• [What you will do]:
Filter the listing and keep only the lines with the word "that".

─── Source material

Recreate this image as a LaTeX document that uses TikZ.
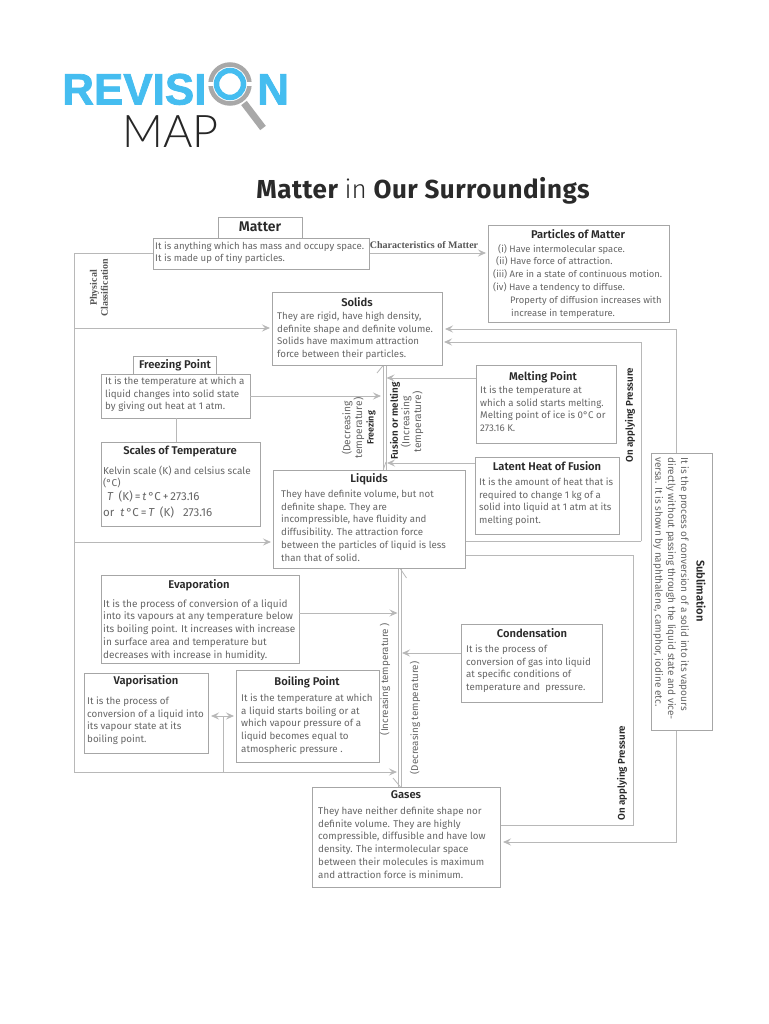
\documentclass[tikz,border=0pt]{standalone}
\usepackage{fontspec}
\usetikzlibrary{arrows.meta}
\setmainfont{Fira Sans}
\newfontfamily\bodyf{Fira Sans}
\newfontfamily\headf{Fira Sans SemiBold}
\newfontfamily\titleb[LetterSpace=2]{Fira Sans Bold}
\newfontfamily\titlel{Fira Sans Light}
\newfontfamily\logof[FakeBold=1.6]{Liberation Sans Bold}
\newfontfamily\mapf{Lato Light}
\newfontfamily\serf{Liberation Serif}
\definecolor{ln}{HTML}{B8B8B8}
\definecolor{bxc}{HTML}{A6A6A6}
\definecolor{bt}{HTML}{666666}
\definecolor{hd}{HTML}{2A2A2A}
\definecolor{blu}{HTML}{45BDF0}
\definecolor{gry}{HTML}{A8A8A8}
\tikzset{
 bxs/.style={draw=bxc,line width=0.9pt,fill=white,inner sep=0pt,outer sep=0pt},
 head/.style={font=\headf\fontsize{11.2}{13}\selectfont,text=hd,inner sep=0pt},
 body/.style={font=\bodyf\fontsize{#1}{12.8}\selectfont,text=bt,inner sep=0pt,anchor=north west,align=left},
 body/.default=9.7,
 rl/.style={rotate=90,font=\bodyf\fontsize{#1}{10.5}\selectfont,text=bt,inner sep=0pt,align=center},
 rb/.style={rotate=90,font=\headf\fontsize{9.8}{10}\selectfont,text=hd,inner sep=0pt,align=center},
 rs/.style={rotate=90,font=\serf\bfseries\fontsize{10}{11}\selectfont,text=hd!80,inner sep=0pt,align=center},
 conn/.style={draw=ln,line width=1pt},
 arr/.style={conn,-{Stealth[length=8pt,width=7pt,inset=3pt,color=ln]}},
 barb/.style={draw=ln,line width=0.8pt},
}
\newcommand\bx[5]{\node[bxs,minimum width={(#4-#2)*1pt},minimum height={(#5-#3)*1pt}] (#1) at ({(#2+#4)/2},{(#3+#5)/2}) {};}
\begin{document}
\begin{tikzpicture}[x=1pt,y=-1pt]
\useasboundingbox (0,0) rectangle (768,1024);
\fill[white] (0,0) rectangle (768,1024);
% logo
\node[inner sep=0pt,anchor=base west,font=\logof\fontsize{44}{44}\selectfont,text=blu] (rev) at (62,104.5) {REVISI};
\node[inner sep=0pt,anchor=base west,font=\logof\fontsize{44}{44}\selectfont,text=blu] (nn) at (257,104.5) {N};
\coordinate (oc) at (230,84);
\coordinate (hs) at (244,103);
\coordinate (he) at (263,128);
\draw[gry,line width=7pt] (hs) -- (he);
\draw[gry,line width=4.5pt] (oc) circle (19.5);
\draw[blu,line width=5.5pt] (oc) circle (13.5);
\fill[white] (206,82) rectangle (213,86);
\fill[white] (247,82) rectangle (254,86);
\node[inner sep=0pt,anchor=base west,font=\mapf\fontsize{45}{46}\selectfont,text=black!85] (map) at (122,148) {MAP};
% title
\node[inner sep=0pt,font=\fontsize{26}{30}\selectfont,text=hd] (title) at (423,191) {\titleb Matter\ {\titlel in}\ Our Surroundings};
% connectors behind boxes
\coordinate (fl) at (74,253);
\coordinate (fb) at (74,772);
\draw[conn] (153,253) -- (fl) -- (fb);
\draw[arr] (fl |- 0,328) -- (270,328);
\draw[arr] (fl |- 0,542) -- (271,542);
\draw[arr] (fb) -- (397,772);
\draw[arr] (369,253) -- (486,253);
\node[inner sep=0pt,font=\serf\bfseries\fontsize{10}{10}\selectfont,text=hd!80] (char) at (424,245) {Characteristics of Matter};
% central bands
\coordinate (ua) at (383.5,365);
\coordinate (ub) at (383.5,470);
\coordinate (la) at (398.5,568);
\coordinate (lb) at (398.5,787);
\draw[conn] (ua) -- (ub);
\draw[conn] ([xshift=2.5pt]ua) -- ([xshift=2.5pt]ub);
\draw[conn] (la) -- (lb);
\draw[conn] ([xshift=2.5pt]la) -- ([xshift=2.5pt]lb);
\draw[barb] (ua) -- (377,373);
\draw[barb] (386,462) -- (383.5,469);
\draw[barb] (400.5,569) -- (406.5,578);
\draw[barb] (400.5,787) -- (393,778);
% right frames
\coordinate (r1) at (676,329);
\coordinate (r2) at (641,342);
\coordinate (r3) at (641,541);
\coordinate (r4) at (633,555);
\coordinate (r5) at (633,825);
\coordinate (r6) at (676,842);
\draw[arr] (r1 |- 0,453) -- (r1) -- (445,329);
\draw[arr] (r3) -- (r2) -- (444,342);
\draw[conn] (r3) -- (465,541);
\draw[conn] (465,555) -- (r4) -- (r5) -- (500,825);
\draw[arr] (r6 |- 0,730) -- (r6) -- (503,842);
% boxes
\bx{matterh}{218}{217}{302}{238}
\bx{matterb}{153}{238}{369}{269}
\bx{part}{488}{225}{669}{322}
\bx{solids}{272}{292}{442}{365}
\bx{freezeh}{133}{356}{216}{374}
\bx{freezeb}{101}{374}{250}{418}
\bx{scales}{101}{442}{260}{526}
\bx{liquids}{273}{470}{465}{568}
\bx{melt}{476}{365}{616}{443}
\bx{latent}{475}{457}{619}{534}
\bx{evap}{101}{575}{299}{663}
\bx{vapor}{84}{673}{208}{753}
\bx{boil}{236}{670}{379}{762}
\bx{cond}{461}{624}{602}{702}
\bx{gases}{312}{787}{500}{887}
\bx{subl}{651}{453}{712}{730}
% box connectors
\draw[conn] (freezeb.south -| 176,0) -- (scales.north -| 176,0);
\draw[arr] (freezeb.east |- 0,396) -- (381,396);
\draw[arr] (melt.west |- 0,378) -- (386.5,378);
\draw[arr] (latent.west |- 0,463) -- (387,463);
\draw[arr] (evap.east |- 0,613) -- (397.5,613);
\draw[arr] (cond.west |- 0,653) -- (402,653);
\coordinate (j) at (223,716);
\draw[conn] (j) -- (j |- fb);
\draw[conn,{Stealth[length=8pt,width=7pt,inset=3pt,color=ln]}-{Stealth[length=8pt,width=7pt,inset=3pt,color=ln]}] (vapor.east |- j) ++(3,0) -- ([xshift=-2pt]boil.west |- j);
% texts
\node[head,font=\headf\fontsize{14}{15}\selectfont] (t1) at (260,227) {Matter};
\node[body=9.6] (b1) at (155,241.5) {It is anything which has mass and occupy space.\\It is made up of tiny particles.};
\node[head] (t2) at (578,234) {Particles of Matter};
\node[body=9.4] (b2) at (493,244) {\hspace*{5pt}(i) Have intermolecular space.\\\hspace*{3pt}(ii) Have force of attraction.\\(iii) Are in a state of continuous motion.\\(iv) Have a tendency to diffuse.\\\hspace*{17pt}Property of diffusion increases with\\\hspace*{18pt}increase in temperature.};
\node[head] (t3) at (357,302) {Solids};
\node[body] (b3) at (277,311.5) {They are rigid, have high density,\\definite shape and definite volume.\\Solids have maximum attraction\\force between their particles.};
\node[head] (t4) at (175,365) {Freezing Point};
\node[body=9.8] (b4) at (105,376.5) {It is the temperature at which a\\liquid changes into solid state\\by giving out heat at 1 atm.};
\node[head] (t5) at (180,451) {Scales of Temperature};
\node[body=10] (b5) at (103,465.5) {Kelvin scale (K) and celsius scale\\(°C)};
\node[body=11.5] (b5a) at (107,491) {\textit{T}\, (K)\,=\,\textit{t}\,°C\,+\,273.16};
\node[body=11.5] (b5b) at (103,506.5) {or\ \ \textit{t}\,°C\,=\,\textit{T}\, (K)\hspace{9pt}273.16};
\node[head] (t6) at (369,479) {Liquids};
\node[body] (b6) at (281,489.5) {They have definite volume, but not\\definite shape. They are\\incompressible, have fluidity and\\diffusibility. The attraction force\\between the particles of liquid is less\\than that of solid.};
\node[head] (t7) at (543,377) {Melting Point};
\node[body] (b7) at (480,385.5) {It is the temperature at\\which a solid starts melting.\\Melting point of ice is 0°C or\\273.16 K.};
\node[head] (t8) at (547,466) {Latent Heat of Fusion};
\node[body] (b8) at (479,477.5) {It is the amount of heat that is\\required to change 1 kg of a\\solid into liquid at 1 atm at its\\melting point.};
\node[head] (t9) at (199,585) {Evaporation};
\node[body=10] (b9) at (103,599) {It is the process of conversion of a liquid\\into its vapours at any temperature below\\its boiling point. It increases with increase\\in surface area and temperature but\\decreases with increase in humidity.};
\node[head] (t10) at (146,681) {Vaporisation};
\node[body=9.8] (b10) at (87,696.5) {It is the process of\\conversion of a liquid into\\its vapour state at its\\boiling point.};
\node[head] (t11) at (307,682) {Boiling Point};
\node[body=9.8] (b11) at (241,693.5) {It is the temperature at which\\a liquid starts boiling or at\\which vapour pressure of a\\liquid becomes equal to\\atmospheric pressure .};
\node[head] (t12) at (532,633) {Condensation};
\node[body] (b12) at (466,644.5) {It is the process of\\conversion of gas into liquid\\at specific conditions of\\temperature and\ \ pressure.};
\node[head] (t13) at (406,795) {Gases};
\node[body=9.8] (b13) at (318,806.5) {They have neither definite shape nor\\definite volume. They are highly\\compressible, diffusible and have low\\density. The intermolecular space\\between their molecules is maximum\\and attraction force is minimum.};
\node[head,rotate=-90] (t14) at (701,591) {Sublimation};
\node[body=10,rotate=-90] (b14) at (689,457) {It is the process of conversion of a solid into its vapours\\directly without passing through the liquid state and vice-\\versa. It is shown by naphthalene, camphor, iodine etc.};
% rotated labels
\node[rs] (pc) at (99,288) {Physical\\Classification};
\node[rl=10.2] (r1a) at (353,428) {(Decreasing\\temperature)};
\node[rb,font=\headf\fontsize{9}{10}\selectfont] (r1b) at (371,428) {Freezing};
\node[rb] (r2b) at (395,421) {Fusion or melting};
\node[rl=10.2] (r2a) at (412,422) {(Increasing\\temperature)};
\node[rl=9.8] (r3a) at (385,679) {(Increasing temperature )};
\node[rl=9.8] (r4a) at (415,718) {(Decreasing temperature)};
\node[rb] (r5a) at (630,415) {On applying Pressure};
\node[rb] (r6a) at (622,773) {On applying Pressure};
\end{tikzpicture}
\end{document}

──────

• [Complete answer]:
Recreate this image as a LaTeX document that uses TikZ.
\node[body] (b6) at (281,489.5) {They have definite volume, but not\\definite shape. They are\\incompressible, have fluidity and\\diffusibility. The attraction force\\between the particles of liquid is less\\than that of solid.};
\node[body] (b8) at (479,477.5) {It is the amount of heat that is\\required to change 1 kg of a\\solid into liquid at 1 atm at its\\melting point.};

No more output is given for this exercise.